Affiliation:
1. Vanderbilt University, Nashville, TN 37203, USA
Abstract
Two experiments were performed to assess the accuracy and precision with which adults perceive absolute egocentric distances to visible targets and coordinate their actions with them when walking without vision. In experiment 1 subjects stood in a large open field and attempted to judge the midpoint of self-to-target distances of between 4 and 24 m. In experiment 2 both highly practiced and unpracticed subjects stood in the same open field, viewed the same targets, and attempted to walk to them without vision or other environmental feedback under three conditions designed to assess the effects on accuracy of time-based memory decay and of walking at an unusually rapid pace.
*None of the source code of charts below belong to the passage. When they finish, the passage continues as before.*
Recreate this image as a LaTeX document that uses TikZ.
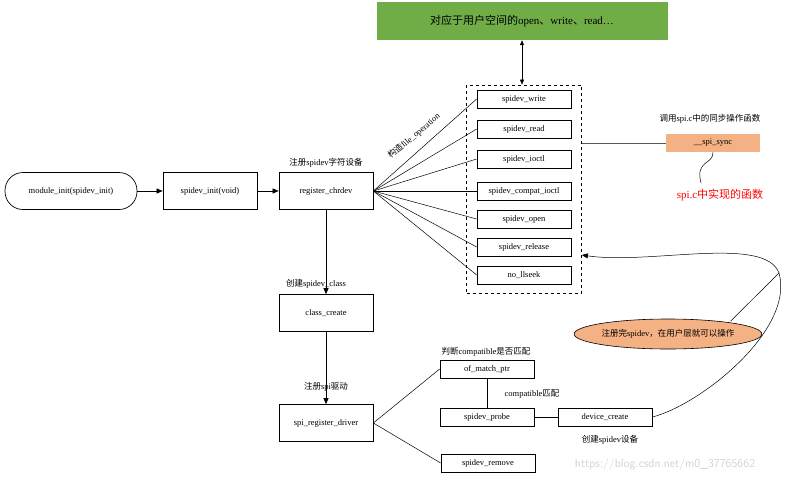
\documentclass[tikz,border=0pt]{standalone}
\usepackage{fontspec}
\setmainfont{Liberation Serif}
\newfontfamily\cjk{Noto Sans CJK SC}
\usetikzlibrary{shapes.geometric,arrows.meta,decorations.pathmorphing}
\definecolor{gfill}{HTML}{70AD47}
\definecolor{ofill}{HTML}{F4B183}
\begin{document}
\begin{tikzpicture}[x=1pt,y=-1pt,font=\fontsize{8.5}{10}\selectfont,
  box/.style={draw,line width=0.7pt,minimum height=#1,inner sep=1pt},
  b/.style={box=37pt,minimum width=94pt},
  s/.style={box=18pt,minimum width=94pt},
  arr/.style={-{Triangle[length=6pt,width=5pt]},line width=0.6pt},
  ln/.style={line width=0.5pt}]
\useasboundingbox (0,0) rectangle (789,482);
\node[fill=gfill,minimum width=291pt,minimum height=38pt,font=\fontsize{11}{13}\selectfont] (top) at (522,21) {{\cjk 对应于用户空间的}open{\cjk 、}write{\cjk 、}read…};
\node[draw,dashed,line width=0.7pt,minimum width=115pt,minimum height=208pt] (dash) at (524,189) {};
\draw[{Triangle[length=5pt,width=4pt]}-{Triangle[length=5pt,width=4pt]},line width=0.6pt] (top.south) -- (dash.north -| top.south);
\node[draw,line width=0.7pt,rounded corners=18pt,minimum width=132pt,minimum height=37pt] (mi) at (71,191) {module\_init(spidev\_init)};
\node[b] (si) at (210,191) {spidev\_init(void)};
\node[b] (rc) at (326,191) {register\_chrdev};
\node[b] (cc) at (326,313) {class\_create};
\node[b] (sr) at (326,423) {spi\_register\_driver};
\draw[arr] (mi) -- (si);
\draw[arr] (si) -- (rc);
\draw[arr] (rc) -- (cc);
\draw[arr] (cc) -- (sr);
\foreach \n/\t/\y in {w/spidev\_write/99,r/spidev\_read/129,i/spidev\_ioctl/159,c/spidev\_compat\_ioctl/191,o/spidev\_open/219,re/spidev\_release/247,l/no\_llseek/275}{
  \node[s] (\n) at (524,\y) {\t};
  \draw[ln] (rc.east) -- (\n.west);
}
\node[rotate=40,fill=white,inner sep=0.5pt] (fo) at (414,136) {{\cjk 构造}file\_operation};
\node (l1) at (326,163) {{\cjk 注册}spidev{\cjk 字符设备}};
\node (l2) at (316,284) {{\cjk 创建}spidev\_class};
\node (l3) at (326,387) {{\cjk 注册}spi{\cjk 驱动}};
\node[s,fill=ofill,draw=none] (ss) at (713,143) {\_\_spi\_sync};
\draw[line width=0.9pt,gray!70!black] (dash.east |- ss) -- (ss);
\node (l4) at (710,119) {{\cjk 调用}spi.c{\cjk 中的同步操作函数}};
\node[text=red,font=\fontsize{11}{13}\selectfont] (l5) at (720,195) {spi.c{\cjk 中实现的函数}};
\coordinate (cu) at (701,183);
\draw[ln] (ss.south) .. controls (713,165) and (695,160) .. (cu);
\node[s] (om) at (487,369) {of\_match\_ptr};
\node[s] (sp) at (487,417) {spidev\_probe};
\node[s] (dc) at (605,417) {device\_create};
\node[s] (rm) at (488,463) {spidev\_remove};
\draw[ln] (sr.east) -- (om.west);
\draw[ln] (sr.east) -- (rm.west);
\draw[ln] (om) -- (sp);
\draw[ln] (sp) -- (dc);
\node (l6) at (486,352) {{\cjk 判断}compatible{\cjk 是否匹配}};
\node (l7) at (532,394) {compatible{\cjk 匹配}};
\node (l8) at (610,440) {{\cjk 创建}spidev{\cjk 设备}};
\node[draw,ellipse,fill=ofill,line width=0.6pt,minimum width=178pt,minimum height=30pt,inner sep=0pt] (el) at (668,334) {{\cjk 注册完}spidev{\cjk ，在用户层就可以操作}};
\coordinate (tp) at (779,273);
\draw[ln] (dc.east) .. controls (700,405) and (795,330) .. (tp);
\draw[arr,line width=0.5pt] (tp) .. controls (765,235) and (650,265) .. (dash.east |- 0,255);
\draw[ln] (el.north east) ++(-4,-2) -- (tp);
\node[text=gray!35,font=\fontsize{12}{14}\selectfont\sffamily] (wm) at (665,464) {https://blog.csdn.net/m0\_37765662};
\end{tikzpicture}
\end{document}
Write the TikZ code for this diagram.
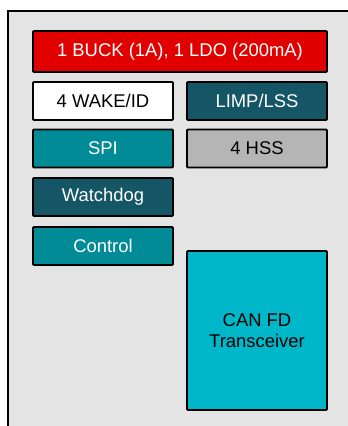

In experiment 1 the visual judgments were quite accurate and showed no systematic constant error. The small variable errors were linearly related to target distance. In experiment 2 the briskly paced walks were accurate, showing no systematic constant error, and the small, variable errors were a linear function of target distance and averaged about 8% of the target distance. Unlike Thomson's (1983) findings, there was not an abrupt increase in variable error at around 9 m, and no significant time-based effects were observed. The results demonstrate the accuracy of people's visual perception of absolute egocentric distances out to 24 m under open field conditions. The accuracy of people's walking without vision to previously seen targets shows that efferent and proprioceptive information about locomotion is closely calibrated to visually perceived distance. Sensitivity to the correlation of optical flow with efferent/proprioceptive information while walking with vision may provide the basis for this calibration when walking without vision.
Subject
Artificial Intelligence,Sensory Systems,Experimental and Cognitive Psychology,Ophthalmology
Cited by
299 articles.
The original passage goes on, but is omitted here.